Hal yang sama juga menimpa Al Fikri. Bocah berusia tujuh tahun asal Sabak, Kabupaten Tanjung Jabung Timur, Jambi, itu harus dirawat karena menderita iritasi mata. Fikri sudah lima hari dirawat di rumah sakit. Matanya diperban karena iritasi. Dia tak dapat membuka kedua matanya karena merasakan perih dan berdarah. Dia diobati bukan lagi dengan obat yang mesti diminum, melainkan harus disuntik dan infus.
Jambi termasuk provinsi di Sumatera yang terdampak kebakaran hutan dan lahan. Wilayah yang terdampak cukup parah ialah Kabupaten Merangin. Kualitas udara di kabupaten itu pada level tidak sehat sehingga berbahaya bagi warga, terutama anak-anak. Warga diimbau untuk mengurangi aktivitas, terutama saat siang hari.
Jokowi Tinjau Riau
Begitu pula di Riau. Untuk itu Presiden Joko Widodo terbang ke Pekanbaru, Riau, guna melihat langsung kondisi terkini di lapangan setelah udara di sana sangat tercemar kabut asap akibat karhutla.
Presiden Joko Widodo meninjau langsung lokasi kebakaran hutan dan lahan (Karhutla) di Desa Merbau, Kecamatan Bunut, Kabupaten Pelalawan, Kota Pekanbaru, Riau. Tanpa menggunakan masker, Jokowi beserta sejumlah pejabat tampak berdiri di atas lahan gambut yang sudah terbakar habis.

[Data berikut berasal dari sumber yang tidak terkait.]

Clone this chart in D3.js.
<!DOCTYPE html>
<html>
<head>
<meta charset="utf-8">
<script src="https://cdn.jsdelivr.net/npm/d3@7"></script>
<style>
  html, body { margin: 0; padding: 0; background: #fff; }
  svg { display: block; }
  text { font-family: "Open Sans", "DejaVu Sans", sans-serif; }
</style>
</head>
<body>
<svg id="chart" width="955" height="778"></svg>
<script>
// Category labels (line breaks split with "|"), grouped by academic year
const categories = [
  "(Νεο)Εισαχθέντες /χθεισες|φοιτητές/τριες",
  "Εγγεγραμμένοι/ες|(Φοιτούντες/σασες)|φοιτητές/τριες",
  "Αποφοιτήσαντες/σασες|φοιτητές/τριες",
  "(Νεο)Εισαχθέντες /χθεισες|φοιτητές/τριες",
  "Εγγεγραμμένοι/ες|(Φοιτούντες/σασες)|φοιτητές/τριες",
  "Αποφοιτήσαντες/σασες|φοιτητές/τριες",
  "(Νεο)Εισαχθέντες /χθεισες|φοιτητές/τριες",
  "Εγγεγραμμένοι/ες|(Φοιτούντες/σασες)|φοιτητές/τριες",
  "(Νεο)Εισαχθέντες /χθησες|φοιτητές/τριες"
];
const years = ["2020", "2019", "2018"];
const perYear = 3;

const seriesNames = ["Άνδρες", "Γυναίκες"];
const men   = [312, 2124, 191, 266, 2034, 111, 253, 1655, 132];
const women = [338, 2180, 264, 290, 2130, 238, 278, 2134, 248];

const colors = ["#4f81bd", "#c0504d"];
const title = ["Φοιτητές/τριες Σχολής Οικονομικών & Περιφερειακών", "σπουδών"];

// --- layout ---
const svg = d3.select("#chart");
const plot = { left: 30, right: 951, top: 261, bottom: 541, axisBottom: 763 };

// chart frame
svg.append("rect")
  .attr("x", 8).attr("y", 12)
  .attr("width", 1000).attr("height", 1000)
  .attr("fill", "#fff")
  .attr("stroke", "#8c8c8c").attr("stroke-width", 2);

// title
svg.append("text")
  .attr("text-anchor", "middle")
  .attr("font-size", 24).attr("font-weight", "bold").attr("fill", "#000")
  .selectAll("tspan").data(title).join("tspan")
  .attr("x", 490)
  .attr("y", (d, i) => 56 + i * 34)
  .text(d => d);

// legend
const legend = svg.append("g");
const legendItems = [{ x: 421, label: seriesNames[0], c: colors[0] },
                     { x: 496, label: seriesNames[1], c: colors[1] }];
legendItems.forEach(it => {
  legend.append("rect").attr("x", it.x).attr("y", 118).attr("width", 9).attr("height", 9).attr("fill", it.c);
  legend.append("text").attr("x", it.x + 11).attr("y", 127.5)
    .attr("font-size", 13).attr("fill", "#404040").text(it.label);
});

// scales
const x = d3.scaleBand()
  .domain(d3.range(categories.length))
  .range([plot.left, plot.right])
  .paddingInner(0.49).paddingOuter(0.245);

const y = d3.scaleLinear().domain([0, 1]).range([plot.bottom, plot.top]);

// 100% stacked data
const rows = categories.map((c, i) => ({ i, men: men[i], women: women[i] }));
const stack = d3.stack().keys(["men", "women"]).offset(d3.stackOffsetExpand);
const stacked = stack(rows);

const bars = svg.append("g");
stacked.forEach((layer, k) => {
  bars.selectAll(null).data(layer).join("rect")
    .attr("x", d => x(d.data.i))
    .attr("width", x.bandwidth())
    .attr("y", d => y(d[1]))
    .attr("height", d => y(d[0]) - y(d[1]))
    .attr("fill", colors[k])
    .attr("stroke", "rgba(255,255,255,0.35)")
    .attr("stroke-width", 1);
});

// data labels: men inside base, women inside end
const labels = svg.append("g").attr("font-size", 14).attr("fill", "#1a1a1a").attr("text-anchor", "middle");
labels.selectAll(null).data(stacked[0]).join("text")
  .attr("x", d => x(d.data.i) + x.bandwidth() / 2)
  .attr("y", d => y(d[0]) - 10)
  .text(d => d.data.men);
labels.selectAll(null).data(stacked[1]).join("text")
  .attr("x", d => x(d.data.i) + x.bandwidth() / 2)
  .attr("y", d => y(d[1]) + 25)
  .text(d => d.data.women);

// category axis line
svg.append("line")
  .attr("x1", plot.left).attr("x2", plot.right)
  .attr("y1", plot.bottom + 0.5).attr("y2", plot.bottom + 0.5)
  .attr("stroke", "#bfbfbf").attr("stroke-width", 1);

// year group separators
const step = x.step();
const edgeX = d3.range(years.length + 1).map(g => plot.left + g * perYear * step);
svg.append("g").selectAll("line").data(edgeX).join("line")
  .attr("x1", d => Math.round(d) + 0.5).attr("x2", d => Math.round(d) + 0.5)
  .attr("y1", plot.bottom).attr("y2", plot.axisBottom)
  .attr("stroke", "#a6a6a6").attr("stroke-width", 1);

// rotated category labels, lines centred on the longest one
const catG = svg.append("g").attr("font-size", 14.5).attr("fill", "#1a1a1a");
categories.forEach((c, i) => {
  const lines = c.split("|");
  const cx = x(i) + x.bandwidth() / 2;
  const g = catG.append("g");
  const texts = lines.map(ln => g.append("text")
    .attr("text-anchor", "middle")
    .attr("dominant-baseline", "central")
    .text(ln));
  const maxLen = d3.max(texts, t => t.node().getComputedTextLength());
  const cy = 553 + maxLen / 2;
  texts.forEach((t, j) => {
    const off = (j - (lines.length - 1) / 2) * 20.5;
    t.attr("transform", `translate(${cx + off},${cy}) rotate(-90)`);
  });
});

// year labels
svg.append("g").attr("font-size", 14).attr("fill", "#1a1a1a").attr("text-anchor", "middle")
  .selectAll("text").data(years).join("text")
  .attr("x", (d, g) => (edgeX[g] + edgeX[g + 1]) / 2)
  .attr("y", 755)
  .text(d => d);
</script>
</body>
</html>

Jokowi meminta komitmen dari seluruh pihak untuk mencegah terjadinya Karhutla. Menurut dia, komitmen pencegahan ini amat penting.
"Pencegahan itu lebih efektif. Pencegahan itu tidak membutuhkan biaya banyak. Lebih efektif. Tapi kalau sudah kejadian seperti yang kita lihat sekarang ini, sudah kerja yang luar biasa (sulitnya)," ujarnya dikutip dari siaran pers Sekretariat Presiden, Selasa, 17 September 2019.

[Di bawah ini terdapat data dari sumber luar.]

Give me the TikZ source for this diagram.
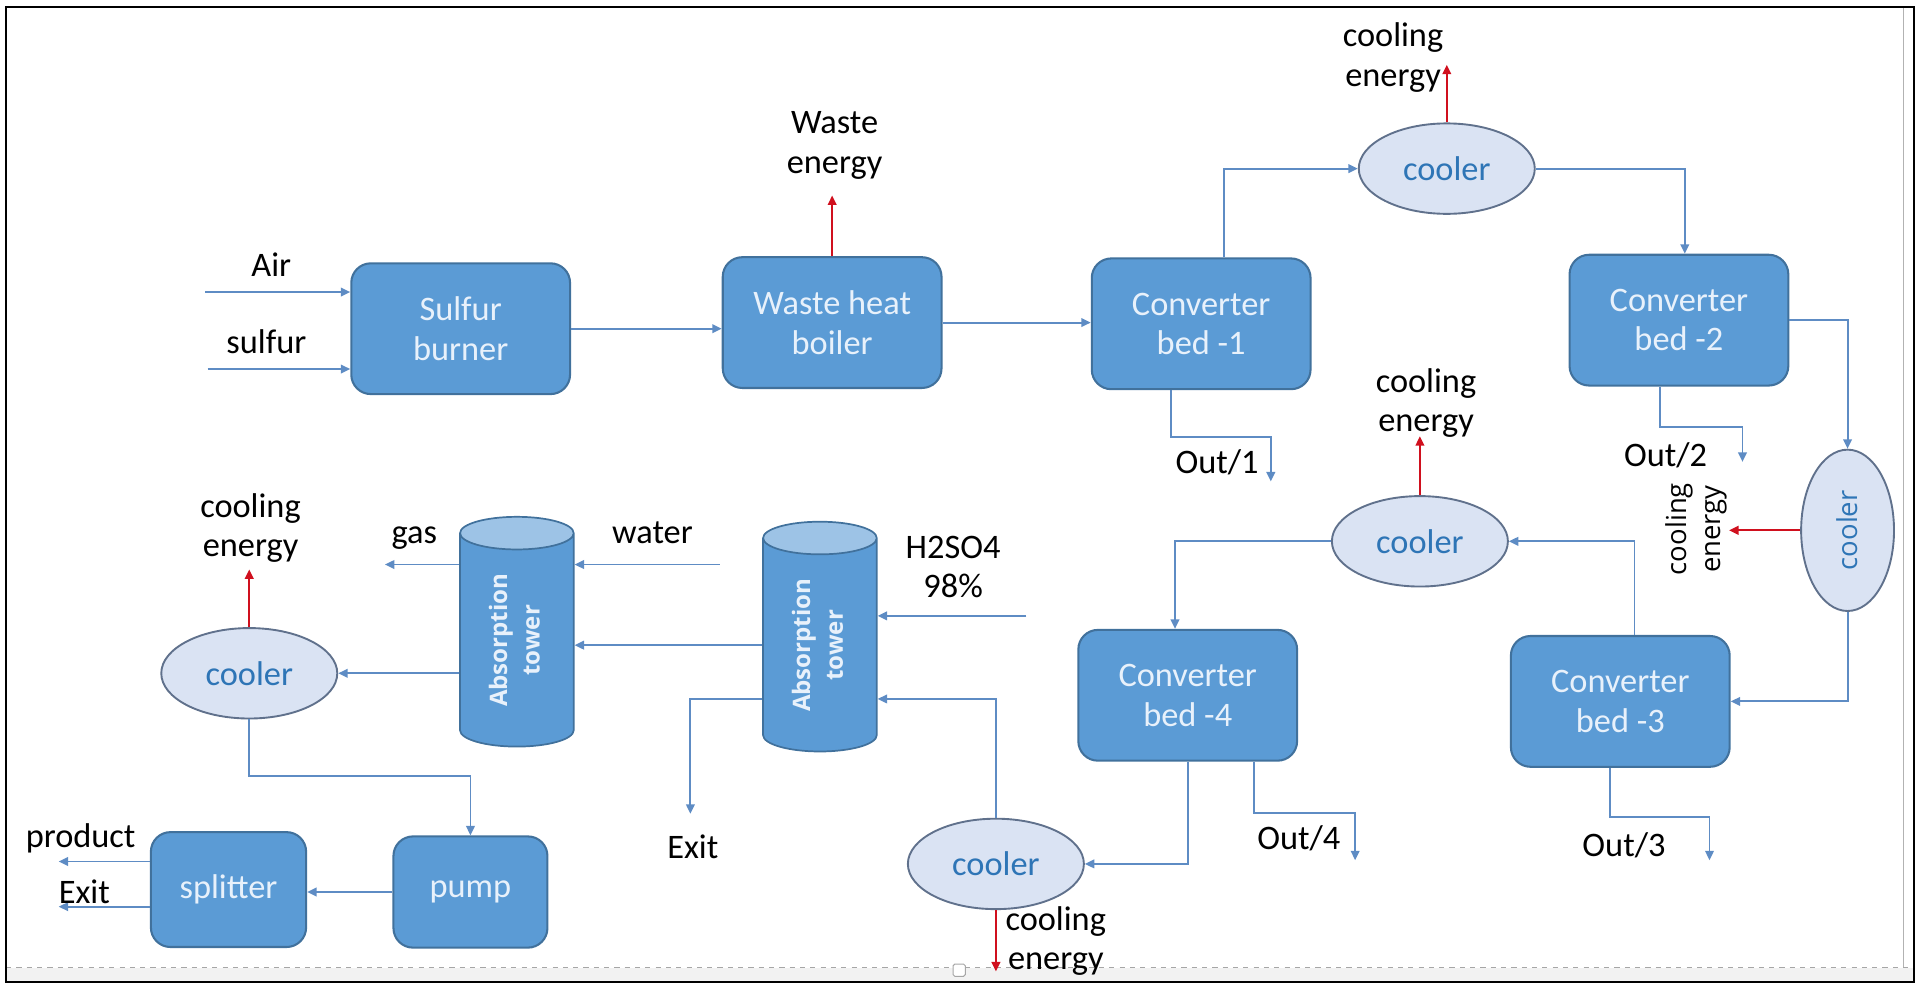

Saat meninjau, Jokowi menyempatkan bertanya sejumlah hal kepada beberapa aparat yang bertugas memadamkan kebakaran. Menurut mereka, api yang telah membesar membuat penanganan membutuhkan waktu yang cukup lama.
"Saya tanya tadi TNI dan Polri yang ada di sini sudah berapa hari (bertugas). Sudah lebih dari satu bulan. Lebih dari satu bulan," kata Jokowi.
Mantan Gubernur DKI Jakarta itu menuturkan, pemerintah melalui Polri, akan menindak pihak-pihak yang terbukti melanggar hingga menyebabkan terjadinya karhutla. "Kalau kita lihat luasannya (lahan) besar sekali. Ini terorganisasi. Nanti coba ditanyakan Pak Kapolri penanganannya secara detail," tuturnya.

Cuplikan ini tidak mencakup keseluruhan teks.